■ Goal of the exercise: Return all lines from the listing below in which the string "code" occurs.

■ Provided information:

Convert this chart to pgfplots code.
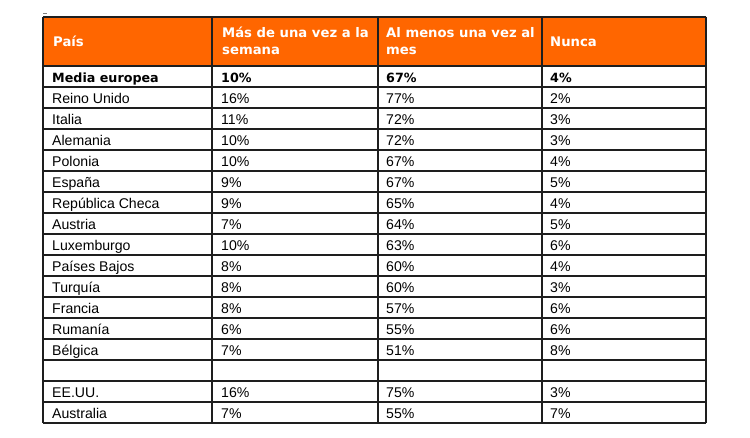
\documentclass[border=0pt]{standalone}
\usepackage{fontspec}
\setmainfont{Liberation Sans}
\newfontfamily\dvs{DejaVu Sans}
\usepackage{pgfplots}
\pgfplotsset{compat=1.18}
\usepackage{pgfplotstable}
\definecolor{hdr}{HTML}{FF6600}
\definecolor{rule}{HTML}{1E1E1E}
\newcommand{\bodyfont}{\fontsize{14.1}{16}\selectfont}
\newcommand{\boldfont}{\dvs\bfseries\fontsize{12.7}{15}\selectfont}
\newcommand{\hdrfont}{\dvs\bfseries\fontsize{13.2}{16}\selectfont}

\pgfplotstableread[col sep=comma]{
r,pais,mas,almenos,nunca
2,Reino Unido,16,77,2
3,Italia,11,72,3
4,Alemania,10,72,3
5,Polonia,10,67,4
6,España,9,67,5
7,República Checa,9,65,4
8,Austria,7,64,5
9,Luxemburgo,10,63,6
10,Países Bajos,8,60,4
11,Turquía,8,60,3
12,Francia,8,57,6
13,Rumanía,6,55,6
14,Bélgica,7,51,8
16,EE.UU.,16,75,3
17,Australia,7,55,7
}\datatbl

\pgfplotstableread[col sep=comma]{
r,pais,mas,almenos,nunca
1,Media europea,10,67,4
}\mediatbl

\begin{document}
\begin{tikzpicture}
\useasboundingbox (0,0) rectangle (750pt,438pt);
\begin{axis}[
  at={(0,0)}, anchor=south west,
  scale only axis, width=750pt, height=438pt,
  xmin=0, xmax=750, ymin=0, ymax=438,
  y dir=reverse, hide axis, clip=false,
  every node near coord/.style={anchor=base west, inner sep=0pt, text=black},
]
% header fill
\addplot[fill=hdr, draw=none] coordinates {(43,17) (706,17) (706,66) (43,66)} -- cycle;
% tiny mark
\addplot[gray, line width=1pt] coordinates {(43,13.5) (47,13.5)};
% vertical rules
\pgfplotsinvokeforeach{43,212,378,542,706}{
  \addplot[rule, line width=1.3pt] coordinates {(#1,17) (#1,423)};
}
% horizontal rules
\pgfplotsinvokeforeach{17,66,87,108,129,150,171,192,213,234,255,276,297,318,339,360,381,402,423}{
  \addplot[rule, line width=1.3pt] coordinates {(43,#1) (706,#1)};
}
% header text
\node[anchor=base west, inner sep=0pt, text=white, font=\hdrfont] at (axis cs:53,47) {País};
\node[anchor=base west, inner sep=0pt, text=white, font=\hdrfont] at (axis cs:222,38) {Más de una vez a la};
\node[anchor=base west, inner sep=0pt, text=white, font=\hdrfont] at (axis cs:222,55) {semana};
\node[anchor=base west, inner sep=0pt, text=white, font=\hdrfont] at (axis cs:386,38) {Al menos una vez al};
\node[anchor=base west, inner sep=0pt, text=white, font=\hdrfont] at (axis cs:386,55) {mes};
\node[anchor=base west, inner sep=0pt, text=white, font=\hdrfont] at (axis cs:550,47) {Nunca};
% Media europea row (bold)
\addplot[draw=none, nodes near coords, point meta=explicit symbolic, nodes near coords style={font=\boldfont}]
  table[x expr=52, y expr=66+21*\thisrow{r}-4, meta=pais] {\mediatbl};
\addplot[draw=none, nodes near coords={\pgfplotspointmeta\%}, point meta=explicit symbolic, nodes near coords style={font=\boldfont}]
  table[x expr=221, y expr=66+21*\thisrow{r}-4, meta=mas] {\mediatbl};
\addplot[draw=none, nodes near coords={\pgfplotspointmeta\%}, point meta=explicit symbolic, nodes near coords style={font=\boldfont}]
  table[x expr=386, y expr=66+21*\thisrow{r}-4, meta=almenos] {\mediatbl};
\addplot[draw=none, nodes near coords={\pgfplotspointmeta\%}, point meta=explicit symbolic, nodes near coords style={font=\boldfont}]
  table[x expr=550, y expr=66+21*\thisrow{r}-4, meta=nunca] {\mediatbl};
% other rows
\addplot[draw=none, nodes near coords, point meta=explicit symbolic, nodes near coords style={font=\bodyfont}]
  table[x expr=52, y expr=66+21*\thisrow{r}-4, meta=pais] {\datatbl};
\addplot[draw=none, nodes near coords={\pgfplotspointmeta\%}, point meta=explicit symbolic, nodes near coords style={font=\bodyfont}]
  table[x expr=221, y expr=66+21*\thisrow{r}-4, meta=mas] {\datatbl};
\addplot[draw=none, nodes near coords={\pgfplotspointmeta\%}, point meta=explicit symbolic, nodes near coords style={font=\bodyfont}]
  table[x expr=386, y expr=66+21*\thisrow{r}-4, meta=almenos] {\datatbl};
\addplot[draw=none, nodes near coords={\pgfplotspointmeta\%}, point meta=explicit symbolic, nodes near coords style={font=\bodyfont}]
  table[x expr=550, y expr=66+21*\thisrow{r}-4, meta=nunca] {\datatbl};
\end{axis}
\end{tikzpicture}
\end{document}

...

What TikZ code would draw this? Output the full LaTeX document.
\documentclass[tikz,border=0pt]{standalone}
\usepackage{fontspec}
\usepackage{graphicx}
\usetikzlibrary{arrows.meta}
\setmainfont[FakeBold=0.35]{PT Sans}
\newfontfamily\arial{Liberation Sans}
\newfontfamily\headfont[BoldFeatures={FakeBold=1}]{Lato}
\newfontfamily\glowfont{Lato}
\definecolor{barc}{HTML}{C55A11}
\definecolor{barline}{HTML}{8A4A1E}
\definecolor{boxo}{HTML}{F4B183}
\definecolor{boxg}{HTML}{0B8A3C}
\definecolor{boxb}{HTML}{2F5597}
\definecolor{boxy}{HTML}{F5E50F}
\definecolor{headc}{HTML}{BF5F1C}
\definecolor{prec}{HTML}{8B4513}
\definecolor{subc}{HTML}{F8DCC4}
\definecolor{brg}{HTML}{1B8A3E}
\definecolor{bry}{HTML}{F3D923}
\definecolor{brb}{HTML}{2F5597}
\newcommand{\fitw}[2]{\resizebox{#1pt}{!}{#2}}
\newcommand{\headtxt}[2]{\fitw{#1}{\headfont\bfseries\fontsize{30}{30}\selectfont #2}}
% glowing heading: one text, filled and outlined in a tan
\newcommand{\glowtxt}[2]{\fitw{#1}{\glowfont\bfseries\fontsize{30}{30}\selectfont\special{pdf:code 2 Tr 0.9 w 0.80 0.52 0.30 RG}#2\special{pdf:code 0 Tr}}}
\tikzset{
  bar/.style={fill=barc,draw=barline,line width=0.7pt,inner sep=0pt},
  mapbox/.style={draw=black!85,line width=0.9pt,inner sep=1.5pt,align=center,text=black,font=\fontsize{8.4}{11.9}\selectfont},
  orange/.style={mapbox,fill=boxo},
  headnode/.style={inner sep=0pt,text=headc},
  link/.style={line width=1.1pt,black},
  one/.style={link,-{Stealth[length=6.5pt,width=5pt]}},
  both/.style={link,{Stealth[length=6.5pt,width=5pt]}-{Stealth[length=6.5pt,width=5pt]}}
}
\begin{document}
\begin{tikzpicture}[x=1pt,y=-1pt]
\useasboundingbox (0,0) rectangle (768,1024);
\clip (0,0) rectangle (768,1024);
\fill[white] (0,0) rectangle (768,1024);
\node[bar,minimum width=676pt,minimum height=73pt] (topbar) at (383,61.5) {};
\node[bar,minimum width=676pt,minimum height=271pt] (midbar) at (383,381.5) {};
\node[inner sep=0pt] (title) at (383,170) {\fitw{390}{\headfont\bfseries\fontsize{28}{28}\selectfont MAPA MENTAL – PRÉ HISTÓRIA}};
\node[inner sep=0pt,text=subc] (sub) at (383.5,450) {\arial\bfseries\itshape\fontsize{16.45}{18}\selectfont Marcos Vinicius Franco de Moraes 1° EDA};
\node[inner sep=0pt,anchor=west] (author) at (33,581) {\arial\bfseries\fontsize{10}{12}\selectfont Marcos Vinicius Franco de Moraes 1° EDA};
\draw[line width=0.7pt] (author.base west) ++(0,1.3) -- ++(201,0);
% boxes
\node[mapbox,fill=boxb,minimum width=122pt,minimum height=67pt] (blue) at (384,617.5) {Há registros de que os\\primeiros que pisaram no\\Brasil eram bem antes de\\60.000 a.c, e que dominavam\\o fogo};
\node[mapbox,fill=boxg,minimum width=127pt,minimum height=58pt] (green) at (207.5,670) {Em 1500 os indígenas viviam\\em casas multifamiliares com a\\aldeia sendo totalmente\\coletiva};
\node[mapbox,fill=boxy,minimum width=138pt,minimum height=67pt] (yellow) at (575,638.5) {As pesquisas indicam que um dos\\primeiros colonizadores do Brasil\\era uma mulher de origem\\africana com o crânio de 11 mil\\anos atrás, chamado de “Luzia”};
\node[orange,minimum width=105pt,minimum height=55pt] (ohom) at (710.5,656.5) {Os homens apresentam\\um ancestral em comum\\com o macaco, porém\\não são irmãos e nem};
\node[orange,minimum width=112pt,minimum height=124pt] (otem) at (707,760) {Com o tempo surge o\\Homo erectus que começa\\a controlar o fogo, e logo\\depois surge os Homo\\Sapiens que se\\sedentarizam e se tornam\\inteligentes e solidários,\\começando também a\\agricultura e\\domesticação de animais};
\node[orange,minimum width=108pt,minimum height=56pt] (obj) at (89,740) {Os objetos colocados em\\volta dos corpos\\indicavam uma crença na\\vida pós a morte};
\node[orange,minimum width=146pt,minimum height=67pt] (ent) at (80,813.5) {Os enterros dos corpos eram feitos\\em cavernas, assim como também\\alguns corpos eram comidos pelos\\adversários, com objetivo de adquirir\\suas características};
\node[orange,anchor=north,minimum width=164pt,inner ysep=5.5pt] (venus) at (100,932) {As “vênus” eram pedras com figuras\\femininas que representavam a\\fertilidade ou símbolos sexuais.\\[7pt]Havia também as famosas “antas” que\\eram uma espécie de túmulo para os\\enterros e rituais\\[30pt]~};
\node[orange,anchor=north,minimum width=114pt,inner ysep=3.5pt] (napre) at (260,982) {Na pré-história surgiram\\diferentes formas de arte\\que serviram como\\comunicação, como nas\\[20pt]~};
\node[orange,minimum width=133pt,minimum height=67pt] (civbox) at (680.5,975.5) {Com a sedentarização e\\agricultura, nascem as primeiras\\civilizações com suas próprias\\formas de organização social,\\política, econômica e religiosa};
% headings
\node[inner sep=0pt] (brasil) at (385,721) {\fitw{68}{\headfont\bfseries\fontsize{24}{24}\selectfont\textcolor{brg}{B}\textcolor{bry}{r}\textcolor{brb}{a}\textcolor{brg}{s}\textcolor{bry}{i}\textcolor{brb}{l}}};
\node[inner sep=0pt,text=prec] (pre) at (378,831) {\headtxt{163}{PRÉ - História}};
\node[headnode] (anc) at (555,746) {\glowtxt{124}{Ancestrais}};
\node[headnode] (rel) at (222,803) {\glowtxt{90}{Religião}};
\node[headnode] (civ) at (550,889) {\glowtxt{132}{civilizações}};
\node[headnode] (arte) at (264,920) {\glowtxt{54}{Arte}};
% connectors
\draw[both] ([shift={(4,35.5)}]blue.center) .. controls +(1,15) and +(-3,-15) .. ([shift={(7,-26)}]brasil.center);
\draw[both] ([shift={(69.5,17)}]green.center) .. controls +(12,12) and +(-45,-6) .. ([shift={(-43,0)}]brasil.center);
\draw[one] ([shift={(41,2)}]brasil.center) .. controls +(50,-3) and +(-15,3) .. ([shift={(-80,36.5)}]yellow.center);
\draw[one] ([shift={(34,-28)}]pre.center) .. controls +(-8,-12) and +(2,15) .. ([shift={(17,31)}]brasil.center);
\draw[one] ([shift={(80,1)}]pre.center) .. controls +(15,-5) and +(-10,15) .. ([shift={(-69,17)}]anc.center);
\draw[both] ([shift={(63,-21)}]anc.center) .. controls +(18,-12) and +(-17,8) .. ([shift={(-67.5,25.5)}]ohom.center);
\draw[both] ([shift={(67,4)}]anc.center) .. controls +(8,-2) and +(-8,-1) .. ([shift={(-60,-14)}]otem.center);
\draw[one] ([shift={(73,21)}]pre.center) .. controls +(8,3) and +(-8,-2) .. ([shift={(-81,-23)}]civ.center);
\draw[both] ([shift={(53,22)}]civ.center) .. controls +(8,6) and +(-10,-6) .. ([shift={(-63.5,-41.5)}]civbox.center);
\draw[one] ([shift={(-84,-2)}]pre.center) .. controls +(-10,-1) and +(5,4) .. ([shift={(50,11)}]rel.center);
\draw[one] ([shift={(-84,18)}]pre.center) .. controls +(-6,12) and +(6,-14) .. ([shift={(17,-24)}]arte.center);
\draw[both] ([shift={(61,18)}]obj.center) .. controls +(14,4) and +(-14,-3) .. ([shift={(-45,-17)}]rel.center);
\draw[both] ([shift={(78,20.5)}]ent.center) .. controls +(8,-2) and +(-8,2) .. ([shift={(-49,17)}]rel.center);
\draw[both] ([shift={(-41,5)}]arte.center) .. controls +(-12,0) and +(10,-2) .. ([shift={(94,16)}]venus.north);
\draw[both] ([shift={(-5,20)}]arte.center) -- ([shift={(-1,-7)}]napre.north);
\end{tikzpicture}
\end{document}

■ Reply:
Convert this chart to pgfplots code.
What TikZ code would draw this? Output the full LaTeX document.
\newcommand{\glowtxt}[2]{\fitw{#1}{\glowfont\bfseries\fontsize{30}{30}\selectfont\special{pdf:code 2 Tr 0.9 w 0.80 0.52 0.30 RG}#2\special{pdf:code 0 Tr}}}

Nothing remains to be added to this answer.